Yesterday, I sped to the golf course as soon as my Evidence class ended at 2:30pm. I grabbed my phone and wallet off the car dashboard, slipped on my golf shoes without even a thought of tying them, and hurried into the clubhouse to pay my twilight fee – twenty-two bucks for all the golf I want and ten bucks for a cart. I don’t usually take a cart, but rain was imminent and I didn’t want to get stranded on the outer-reaches of the course without my umbrella, which was thoughtfully left in the closet at home.
Expecting the rain to shorten my round to nine holes or less and wanting to play the back nine for the fist time ever, I started on the tenth hole. The tenth hole was a par-5 with a slight dogleg right. I striped a driver down the center of the fairway with a slight fade. For not warming up on the range, it was a fluke shot. I laughed, and ran back to the gas cart and sped off.
Beaver Meadows is at best a mediocre golf course.
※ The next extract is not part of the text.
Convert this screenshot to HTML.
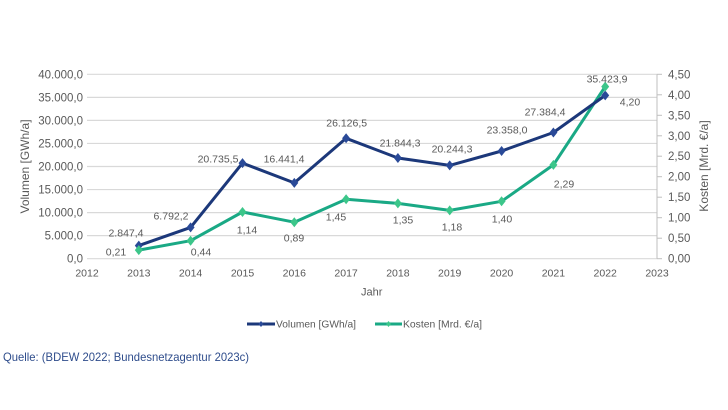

It’s draw, for me, is its availability. On fall weekday afternoons there may be ten other people on the entire course besides me. It allows me to play one, two or as many as eight balls on each hole.
The front nine is boring, relatively unimaginative and open. Open is OK, if there is some definition to the holes. The only hole that catches my eye is the eighth hole, which is a par four with a right-to-left sloping fairway. The green is relatively large and has a closely mowed collection area to the front right. It’s bunkered on the left and back.
Playing the back nine was refreshing after having made several semi-loops around the front nine. The back nine was more wooded, which doesn’t make a golf course unless, like me, you grew up in Northern Lower Michigan and you’re used to courses cut through forests. The trees provided some definition, and gave me an idea of what type of shot to hit. More importantly, they challenged me to not hit certain types of shots, lest I wish my speeding golf ball meet a heavily wooded peril accentuated with that distinctive Titleist on bark click.
I birdied the fourteenth hole, an uphill dogleg right par-4 that measured 430 yards, by hitting a fade driver and an eight iron to ten feet. The putt, a slippery left-to-right breaker, made more difficult by the recently punched greens, poured in the front left of the cup. That was the best execution of three consecutive shots I’ve hit all year.
After fighting the wind, avoiding the rain, and trudging through thousands of fallen leaves, I completed sixteen holes. I skipped six and seven on the front to get around a slow walking couple. I flushed two two-irons of the tee on the ninth hole (my 18th). It was a strong finish to a fun round on a late fall day.